One of our tasks as SEO's is making a site crawlable; to make the site as search engine friendly as possible and to provide the spiders with the link roads and site roadmaps they need to boldly go where earlier no bot could or would.
Much of how we look at a site is approached from that angle. When we see a form, a dropdown, we wonder if it can be crawled. We don't see a neat Flash animation; we see questions about crawlability and which extracted link will call up which portion of that file.
You can't blame us then when we get lost, unable to see the trees through the forest.
- Is making any and every part of your site accessible to spiders needed?
- Is it an advantage?
- Why are you dealing with duplicate content issues?
- Where does your consideration of using the rel=canonical monster come from?
- Why is your [site:] 50 times larger than your site really is?

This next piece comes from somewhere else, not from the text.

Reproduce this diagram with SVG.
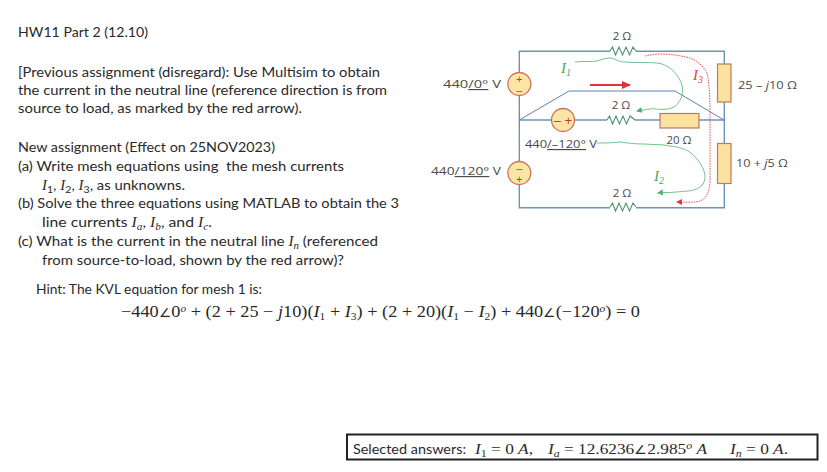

- How come you're looking how to exclude parts of your site via robots.txt?
Is absolute indexability of every URL parameter on your site a must?
Whose mission do you serve by making everything accessible? Who do you work for? What's in your best interest?
How can you take people by the hand and give them the smoothest ride to destinations desired but unknown via click paths that feel as intuitive and well duh! as flipping a light switch?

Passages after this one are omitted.